Roland Emmerich. Perhaps it’s a weakness on my part, but I tend to forget just how dismal the vast majority of his endeavours have been. A new Emmerich extravaganza rolls around, the trailer offers up broad, large-scale mayhem and I duplicitously cancel my disbelief and think: ‘Yeah, big stuff, a world in peril, buildings ripped in half by vast crevices opening up in the shitstormed planet, apocalyptic nightmares writ large. Who cares about how crap his films are? This is a bomb-subtle ride I WANT TO GET ON!’

I don’t hate myself for this goodwill. It’s perhaps a remnant from decades gone by, when pretty much ALL films, particularly disaster movies or sci-fi epics, offered up everything I wanted. I didn’t ask for much, and I often got more. ‘V’ the TV series, if you watch it again, has its moments, but it’s pretty shocking on the whole. Nostalgia can do terrible things. At the time, it was a terrifying assault on Earth, humans you cared about being nicked for food, lizards masquerading as humans (with peely-off skin!), an epic tussle for the future of our planet. Ultimately, I’m easy pickings for this kind of film.

So I still have this supine expectancy when given any encouragement. Memories of Godzilla being truly abysmal are gleefully cast aside. John Cusack is onboard! He’s not just being ironic and paying for a new condo! I’m ready for Armageddon and Earth getting ravaged by all manner of shit! Etc.

Then you watch it.
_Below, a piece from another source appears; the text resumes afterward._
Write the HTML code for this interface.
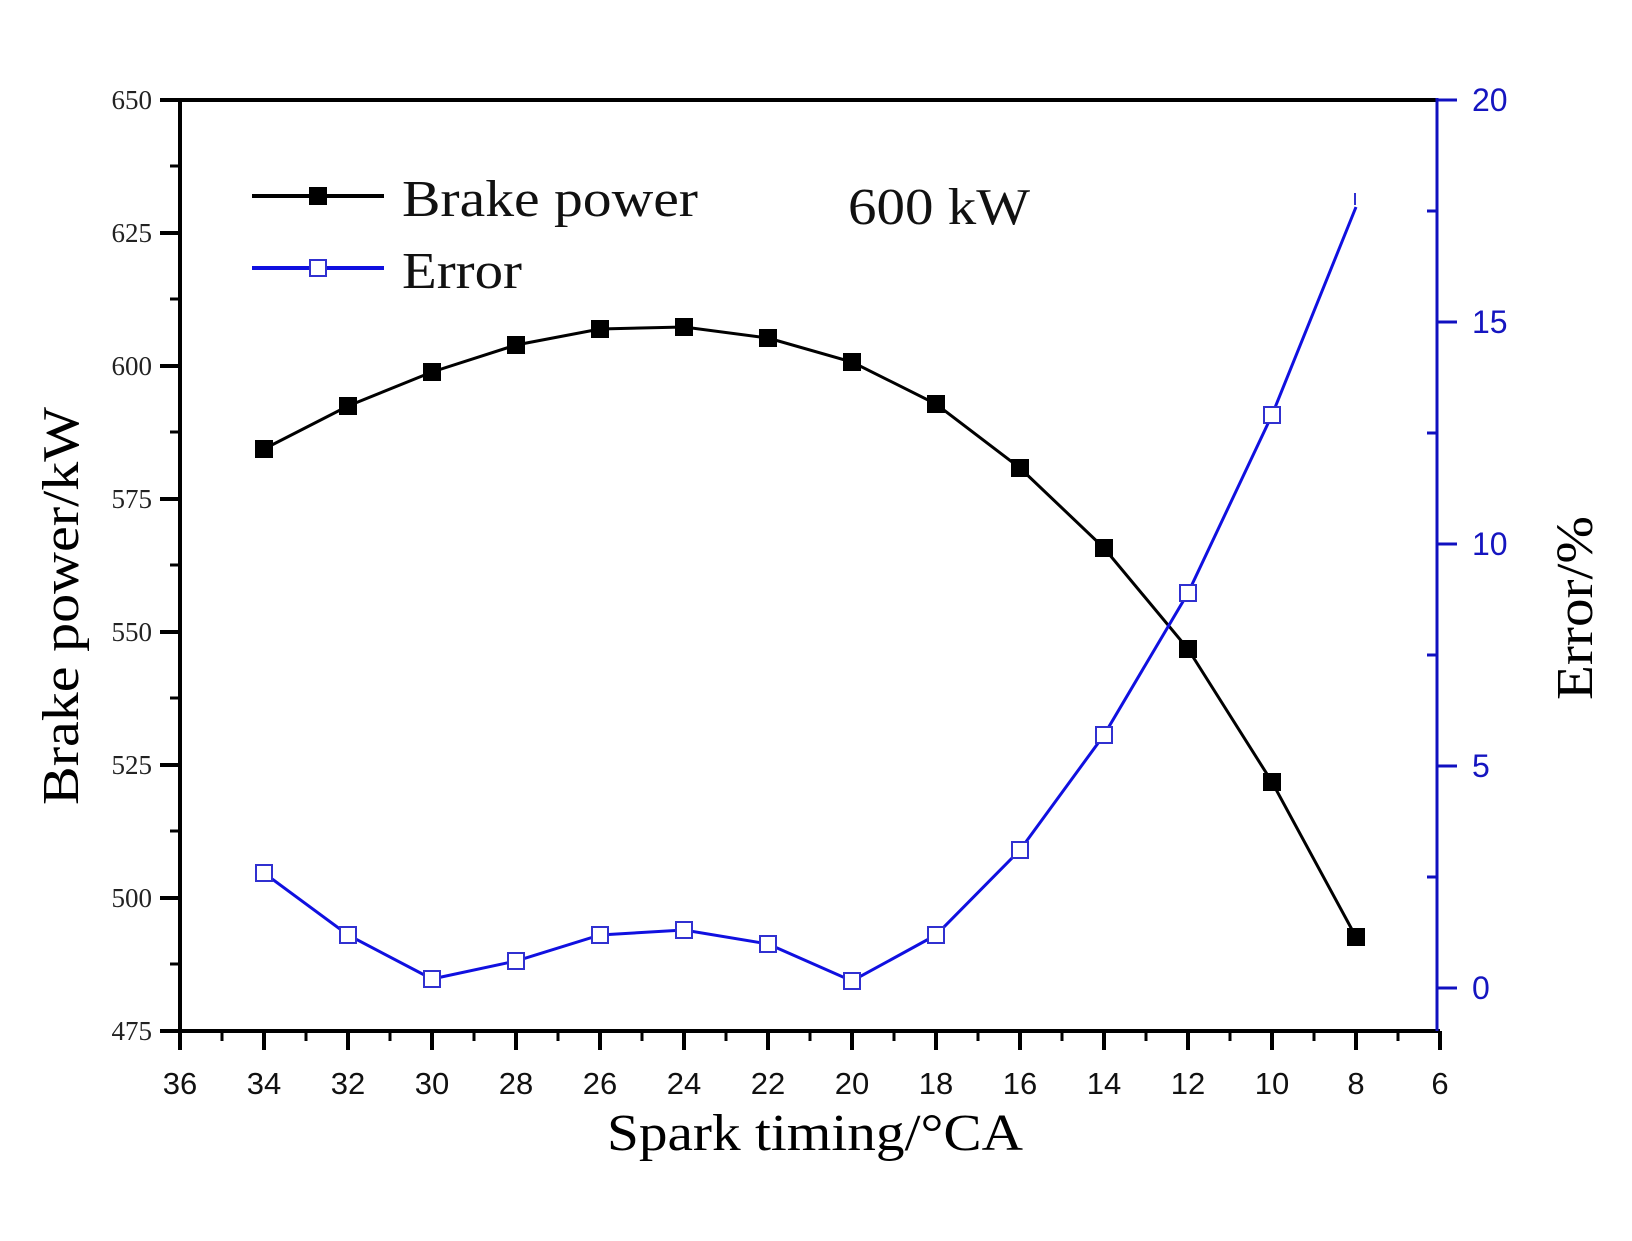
<!DOCTYPE html>
<html><head><style>body{margin:0;background:#fff}</style></head><body>
<svg width="1632" height="1236" xmlns="http://www.w3.org/2000/svg">
<rect width="1632" height="1236" fill="#fff"/>
<g id="axes" stroke="#000" stroke-width="4" fill="none">
<line x1="178" y1="100" x2="1437" y2="100"/>
<line x1="180" y1="98" x2="180" y2="1032"/>
<line x1="178" y1="1031" x2="1440" y2="1031"/>
</g>
<line x1="1437" y1="98" x2="1437" y2="1031" stroke="#1010c0" stroke-width="3"/>
<g stroke="#000" stroke-width="4">
<line x1="160" y1="100" x2="180" y2="100"/><line x1="160" y1="233" x2="180" y2="233"/><line x1="160" y1="366" x2="180" y2="366"/><line x1="160" y1="499" x2="180" y2="499"/><line x1="160" y1="632" x2="180" y2="632"/><line x1="160" y1="765" x2="180" y2="765"/><line x1="160" y1="898" x2="180" y2="898"/><line x1="160" y1="1031" x2="180" y2="1031"/>
</g>
<g stroke="#000" stroke-width="3">
<line x1="170" y1="166" x2="180" y2="166"/><line x1="170" y1="299" x2="180" y2="299"/><line x1="170" y1="432" x2="180" y2="432"/><line x1="170" y1="565" x2="180" y2="565"/><line x1="170" y1="698" x2="180" y2="698"/><line x1="170" y1="831" x2="180" y2="831"/><line x1="170" y1="964" x2="180" y2="964"/>
</g>
<g stroke="#000" stroke-width="4" id="xt">
<line x1="180" y1="1031" x2="180" y2="1050"/><line x1="264" y1="1031" x2="264" y2="1050"/><line x1="348" y1="1031" x2="348" y2="1050"/><line x1="432" y1="1031" x2="432" y2="1050"/><line x1="516" y1="1031" x2="516" y2="1050"/><line x1="600" y1="1031" x2="600" y2="1050"/><line x1="684" y1="1031" x2="684" y2="1050"/><line x1="768" y1="1031" x2="768" y2="1050"/><line x1="852" y1="1031" x2="852" y2="1050"/><line x1="936" y1="1031" x2="936" y2="1050"/><line x1="1020" y1="1031" x2="1020" y2="1050"/><line x1="1104" y1="1031" x2="1104" y2="1050"/><line x1="1188" y1="1031" x2="1188" y2="1050"/><line x1="1272" y1="1031" x2="1272" y2="1050"/><line x1="1356" y1="1031" x2="1356" y2="1050"/><line x1="1440" y1="1031" x2="1440" y2="1050"/>
</g>
<g stroke="#000" stroke-width="3">
<line x1="222" y1="1031" x2="222" y2="1041"/><line x1="306" y1="1031" x2="306" y2="1041"/><line x1="390" y1="1031" x2="390" y2="1041"/><line x1="474" y1="1031" x2="474" y2="1041"/><line x1="558" y1="1031" x2="558" y2="1041"/><line x1="642" y1="1031" x2="642" y2="1041"/><line x1="726" y1="1031" x2="726" y2="1041"/><line x1="810" y1="1031" x2="810" y2="1041"/><line x1="894" y1="1031" x2="894" y2="1041"/><line x1="978" y1="1031" x2="978" y2="1041"/><line x1="1062" y1="1031" x2="1062" y2="1041"/><line x1="1146" y1="1031" x2="1146" y2="1041"/><line x1="1230" y1="1031" x2="1230" y2="1041"/><line x1="1314" y1="1031" x2="1314" y2="1041"/><line x1="1398" y1="1031" x2="1398" y2="1041"/>
</g>
<g stroke="#1010c0" stroke-width="3">
<line x1="1437" y1="100" x2="1457" y2="100"/><line x1="1437" y1="322" x2="1457" y2="322"/><line x1="1437" y1="544" x2="1457" y2="544"/><line x1="1437" y1="766" x2="1457" y2="766"/><line x1="1437" y1="988" x2="1457" y2="988"/>
<line x1="1427" y1="211" x2="1437" y2="211"/><line x1="1427" y1="433" x2="1437" y2="433"/><line x1="1427" y1="655" x2="1437" y2="655"/><line x1="1427" y1="877" x2="1437" y2="877"/>
</g>
<g font-family="Liberation Serif, serif" font-size="27" text-anchor="end" fill="#222">
<text x="152" y="109">650</text><text x="152" y="242">625</text><text x="152" y="375">600</text><text x="152" y="508">575</text><text x="152" y="641">550</text><text x="152" y="774">525</text><text x="152" y="907">500</text><text x="152" y="1040">475</text>
</g>
<g font-family="Liberation Sans, sans-serif" font-size="31" text-anchor="middle" fill="#111">
<text x="180" y="1094">36</text><text x="264" y="1094">34</text><text x="348" y="1094">32</text><text x="432" y="1094">30</text><text x="516" y="1094">28</text><text x="600" y="1094">26</text><text x="684" y="1094">24</text><text x="768" y="1094">22</text><text x="852" y="1094">20</text><text x="936" y="1094">18</text><text x="1020" y="1094">16</text><text x="1104" y="1094">14</text><text x="1188" y="1094">12</text><text x="1272" y="1094">10</text><text x="1356" y="1094">8</text><text x="1440" y="1094">6</text>
</g>
<g font-family="Liberation Sans, sans-serif" font-size="32" fill="#1515c0">
<text x="1472" y="111">20</text><text x="1472" y="333">15</text><text x="1472" y="555">10</text><text x="1472" y="777">5</text><text x="1472" y="999">0</text>
</g>
<text x="607" y="1150" font-family="Liberation Serif, serif" font-size="52" textLength="416" lengthAdjust="spacingAndGlyphs">Spark timing/°CA</text>
<text transform="translate(78,805) rotate(-90)" font-family="Liberation Serif, serif" font-size="52" textLength="398" lengthAdjust="spacingAndGlyphs">Brake power/kW</text>
<text transform="translate(1592,700) rotate(-90)" font-family="Liberation Serif, serif" font-size="52" textLength="184" lengthAdjust="spacingAndGlyphs">Error/%</text>
<line x1="252" y1="196" x2="384" y2="196" stroke="#000" stroke-width="4"/>
<rect x="309" y="187" width="18" height="18" fill="#000"/>
<line x1="252" y1="268" x2="384" y2="268" stroke="#1010e0" stroke-width="4"/>
<rect x="310" y="260" width="16" height="16" fill="#fff" stroke="#3030d0" stroke-width="2"/>
<g font-family="Liberation Serif, serif" font-size="52" fill="#111">
<text x="402" y="216" textLength="296" lengthAdjust="spacingAndGlyphs">Brake power</text><text x="402" y="288" textLength="120" lengthAdjust="spacingAndGlyphs">Error</text><text x="848" y="224" textLength="182" lengthAdjust="spacingAndGlyphs">600 kW</text>
</g>
<polyline fill="none" stroke="#000" stroke-width="3" points="264,449 348,406 432,372 516,345 600,329 684,327 768,338 852,362 936,404 1020,468 1104,548 1188,649 1272,782 1356,937"/>
<g fill="#000">
<rect x="255" y="440" width="18" height="18"/><rect x="339" y="397" width="18" height="18"/><rect x="423" y="363" width="18" height="18"/><rect x="507" y="336" width="18" height="18"/><rect x="591" y="320" width="18" height="18"/><rect x="675" y="318" width="18" height="18"/><rect x="759" y="329" width="18" height="18"/><rect x="843" y="353" width="18" height="18"/><rect x="927" y="395" width="18" height="18"/><rect x="1011" y="459" width="18" height="18"/><rect x="1095" y="539" width="18" height="18"/><rect x="1179" y="640" width="18" height="18"/><rect x="1263" y="773" width="18" height="18"/><rect x="1347" y="928" width="18" height="18"/>
</g>
<polyline fill="none" stroke="#1010e0" stroke-width="3" points="264,873 348,935 432,979 516,961 600,935 684,930 768,944 852,981 936,935 1020,850 1104,735 1188,593 1272,415 1356,207"/>
<g fill="#fff" stroke="#3030d0" stroke-width="2">
<rect x="256" y="865" width="16" height="16"/><rect x="340" y="927" width="16" height="16"/><rect x="424" y="971" width="16" height="16"/><rect x="508" y="953" width="16" height="16"/><rect x="592" y="927" width="16" height="16"/><rect x="676" y="922" width="16" height="16"/><rect x="760" y="936" width="16" height="16"/><rect x="844" y="973" width="16" height="16"/><rect x="928" y="927" width="16" height="16"/><rect x="1012" y="842" width="16" height="16"/><rect x="1096" y="727" width="16" height="16"/><rect x="1180" y="585" width="16" height="16"/><rect x="1264" y="407" width="16" height="16"/>
</g>
<line x1="1355" y1="193" x2="1355" y2="205" stroke="#3030d0" stroke-width="2"/>
</svg>
</body></html>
You buckle up for the funride. You switch your brain off and wait for your senses to be bombarded with glorious catastrophe and John Cusack looking pained as houses collapse and he legs it from state to state avoiding the snapping jaws of CGI death. The pre-amble unfolds. The madness is imminent. But…

Big but. Never in popular cinema has such little regard been paid to character. These are ciphers. Okay. This isn’t Rachel Getting Married and never strives for that. It’s a marquee mash-up with no time for such deliberations. But Emmerich serves up the most feebly perfunctory suggestions of human beings I’ve ever seen outside Australian soap opera. We are informed, more than anything, about the relationships between the protagonists through shameless exposition and off-the-peg plot-advancement dialogue.

There is the implicit understanding that we wouldn’t care anyway, and we’re only here for the fireworks. So here’s ‘A’, they’re doing such and such and ‘B’ is really important to them so they need to avoid ‘C’…let’s just topple shit, shall we? The upshot being that there is rarely a sense of remote concern, let alone mortal danger or dread. It’s the work of a little kid in a sandbox smashing up all his toys just for the hell of it. Which, in theory, might be quite fun to watch. Emmerich, however, really has gone to great lengths to make the end of the Earth as unstirring an event as you could possibly imagine.

Nothing as large-scale has ever been as uninvolving or blandly realised outside a crap console game. You will suffer the strange experience of watching the world get the shit kicked out of it whilst checking the remaining running time. It is an innocuous dribble of a film.